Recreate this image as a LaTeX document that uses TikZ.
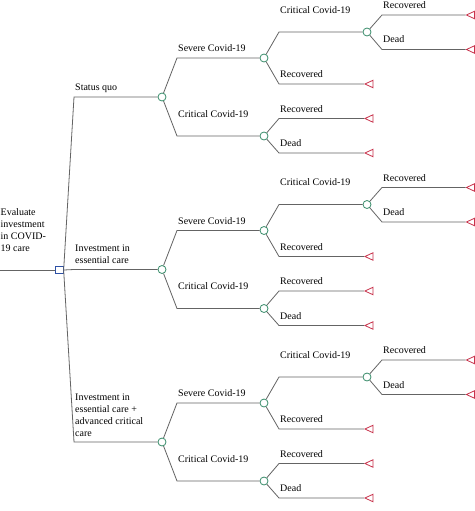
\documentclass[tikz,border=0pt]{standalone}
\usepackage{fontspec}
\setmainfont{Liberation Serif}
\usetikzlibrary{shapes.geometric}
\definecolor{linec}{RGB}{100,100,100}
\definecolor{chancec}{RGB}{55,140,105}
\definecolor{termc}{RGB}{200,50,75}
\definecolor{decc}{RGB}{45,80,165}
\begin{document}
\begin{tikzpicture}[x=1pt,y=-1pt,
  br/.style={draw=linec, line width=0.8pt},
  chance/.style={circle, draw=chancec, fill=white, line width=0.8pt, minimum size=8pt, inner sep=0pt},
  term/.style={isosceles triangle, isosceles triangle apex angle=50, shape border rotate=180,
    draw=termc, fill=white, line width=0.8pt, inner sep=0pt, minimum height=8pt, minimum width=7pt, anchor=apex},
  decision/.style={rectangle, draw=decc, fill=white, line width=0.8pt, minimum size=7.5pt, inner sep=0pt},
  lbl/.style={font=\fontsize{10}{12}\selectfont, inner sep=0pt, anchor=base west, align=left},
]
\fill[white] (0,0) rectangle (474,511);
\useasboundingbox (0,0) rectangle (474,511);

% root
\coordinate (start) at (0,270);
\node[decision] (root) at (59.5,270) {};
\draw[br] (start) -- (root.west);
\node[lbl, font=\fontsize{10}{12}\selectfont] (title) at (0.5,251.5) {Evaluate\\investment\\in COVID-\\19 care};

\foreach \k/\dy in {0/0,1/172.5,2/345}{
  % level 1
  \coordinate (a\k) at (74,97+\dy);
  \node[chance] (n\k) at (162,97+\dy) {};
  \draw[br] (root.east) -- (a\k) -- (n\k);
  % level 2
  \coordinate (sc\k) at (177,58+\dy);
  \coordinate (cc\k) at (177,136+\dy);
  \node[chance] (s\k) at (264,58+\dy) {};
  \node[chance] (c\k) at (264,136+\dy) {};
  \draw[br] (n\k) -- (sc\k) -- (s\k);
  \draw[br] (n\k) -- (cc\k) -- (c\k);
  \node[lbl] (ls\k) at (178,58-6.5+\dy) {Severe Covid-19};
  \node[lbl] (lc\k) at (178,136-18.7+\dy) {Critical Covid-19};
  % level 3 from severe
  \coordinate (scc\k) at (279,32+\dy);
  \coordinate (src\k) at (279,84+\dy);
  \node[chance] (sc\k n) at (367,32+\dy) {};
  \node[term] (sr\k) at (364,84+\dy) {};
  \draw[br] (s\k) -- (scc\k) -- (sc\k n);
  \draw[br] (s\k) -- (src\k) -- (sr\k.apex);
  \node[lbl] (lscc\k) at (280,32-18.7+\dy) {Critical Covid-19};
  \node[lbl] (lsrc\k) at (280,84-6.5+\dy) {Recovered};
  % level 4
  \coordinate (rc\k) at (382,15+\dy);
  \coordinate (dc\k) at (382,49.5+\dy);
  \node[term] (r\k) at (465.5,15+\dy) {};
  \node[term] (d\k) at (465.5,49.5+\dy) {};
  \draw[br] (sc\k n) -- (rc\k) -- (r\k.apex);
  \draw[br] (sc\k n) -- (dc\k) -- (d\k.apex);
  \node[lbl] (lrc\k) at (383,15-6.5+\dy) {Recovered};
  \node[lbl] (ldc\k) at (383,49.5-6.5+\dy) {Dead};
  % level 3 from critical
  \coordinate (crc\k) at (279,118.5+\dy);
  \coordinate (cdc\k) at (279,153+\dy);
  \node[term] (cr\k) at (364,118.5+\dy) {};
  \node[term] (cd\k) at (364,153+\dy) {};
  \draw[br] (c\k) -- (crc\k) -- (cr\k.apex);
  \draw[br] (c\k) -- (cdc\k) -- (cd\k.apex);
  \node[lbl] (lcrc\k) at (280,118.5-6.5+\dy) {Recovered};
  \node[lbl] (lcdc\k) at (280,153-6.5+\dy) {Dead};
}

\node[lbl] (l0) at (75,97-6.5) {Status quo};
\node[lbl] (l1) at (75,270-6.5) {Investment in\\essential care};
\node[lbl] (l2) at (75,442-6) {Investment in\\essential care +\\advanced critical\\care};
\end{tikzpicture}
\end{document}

• AIM: Quote the material exactly. Pictures stay out.

• WRITTEN REPLY:
Recreate this image as a LaTeX document that uses TikZ.
\documentclass[tikz,border=0pt]{standalone}
\usepackage{fontspec}
\setmainfont{Liberation Serif}
\usetikzlibrary{shapes.geometric}
\definecolor{linec}{RGB}{100,100,100}
\definecolor{chancec}{RGB}{55,140,105}
\definecolor{termc}{RGB}{200,50,75}
\definecolor{decc}{RGB}{45,80,165}
\begin{document}
\begin{tikzpicture}[x=1pt,y=-1pt,
  br/.style={draw=linec, line width=0.8pt},
  chance/.style={circle, draw=chancec, fill=white, line width=0.8pt, minimum size=8pt, inner sep=0pt},
  term/.style={isosceles triangle, isosceles triangle apex angle=50, shape border rotate=180,
    draw=termc, fill=white, line width=0.8pt, inner sep=0pt, minimum height=8pt, minimum width=7pt, anchor=apex},
  decision/.style={rectangle, draw=decc, fill=white, line width=0.8pt, minimum size=7.5pt, inner sep=0pt},
  lbl/.style={font=\fontsize{10}{12}\selectfont, inner sep=0pt, anchor=base west, align=left},
]
\fill[white] (0,0) rectangle (474,511);
\useasboundingbox (0,0) rectangle (474,511);

% root
\coordinate (start) at (0,270);
\node[decision] (root) at (59.5,270) {};
\draw[br] (start) -- (root.west);
\node[lbl, font=\fontsize{10}{12}\selectfont] (title) at (0.5,251.5) {Evaluate\\investment\\in COVID-\\19 care};

\foreach \k/\dy in {0/0,1/172.5,2/345}{
  % level 1
  \coordinate (a\k) at (74,97+\dy);
  \node[chance] (n\k) at (162,97+\dy) {};
  \draw[br] (root.east) -- (a\k) -- (n\k);
  % level 2
  \coordinate (sc\k) at (177,58+\dy);
  \coordinate (cc\k) at (177,136+\dy);
  \node[chance] (s\k) at (264,58+\dy) {};
  \node[chance] (c\k) at (264,136+\dy) {};
  \draw[br] (n\k) -- (sc\k) -- (s\k);
  \draw[br] (n\k) -- (cc\k) -- (c\k);
  \node[lbl] (ls\k) at (178,58-6.5+\dy) {Severe Covid-19};
  \node[lbl] (lc\k) at (178,136-18.7+\dy) {Critical Covid-19};
  % level 3 from severe
  \coordinate (scc\k) at (279,32+\dy);
  \coordinate (src\k) at (279,84+\dy);
  \node[chance] (sc\k n) at (367,32+\dy) {};
  \node[term] (sr\k) at (364,84+\dy) {};
  \draw[br] (s\k) -- (scc\k) -- (sc\k n);
  \draw[br] (s\k) -- (src\k) -- (sr\k.apex);
  \node[lbl] (lscc\k) at (280,32-18.7+\dy) {Critical Covid-19};
  \node[lbl] (lsrc\k) at (280,84-6.5+\dy) {Recovered};
  % level 4
  \coordinate (rc\k) at (382,15+\dy);
  \coordinate (dc\k) at (382,49.5+\dy);
  \node[term] (r\k) at (465.5,15+\dy) {};
  \node[term] (d\k) at (465.5,49.5+\dy) {};
  \draw[br] (sc\k n) -- (rc\k) -- (r\k.apex);
  \draw[br] (sc\k n) -- (dc\k) -- (d\k.apex);
  \node[lbl] (lrc\k) at (383,15-6.5+\dy) {Recovered};
  \node[lbl] (ldc\k) at (383,49.5-6.5+\dy) {Dead};
  % level 3 from critical
  \coordinate (crc\k) at (279,118.5+\dy);
  \coordinate (cdc\k) at (279,153+\dy);
  \node[term] (cr\k) at (364,118.5+\dy) {};
  \node[term] (cd\k) at (364,153+\dy) {};
  \draw[br] (c\k) -- (crc\k) -- (cr\k.apex);
  \draw[br] (c\k) -- (cdc\k) -- (cd\k.apex);
  \node[lbl] (lcrc\k) at (280,118.5-6.5+\dy) {Recovered};
  \node[lbl] (lcdc\k) at (280,153-6.5+\dy) {Dead};
}

\node[lbl] (l0) at (75,97-6.5) {Status quo};
\node[lbl] (l1) at (75,270-6.5) {Investment in\\essential care};
\node[lbl] (l2) at (75,442-6) {Investment in\\essential care +\\advanced critical\\care};
\end{tikzpicture}
\end{document}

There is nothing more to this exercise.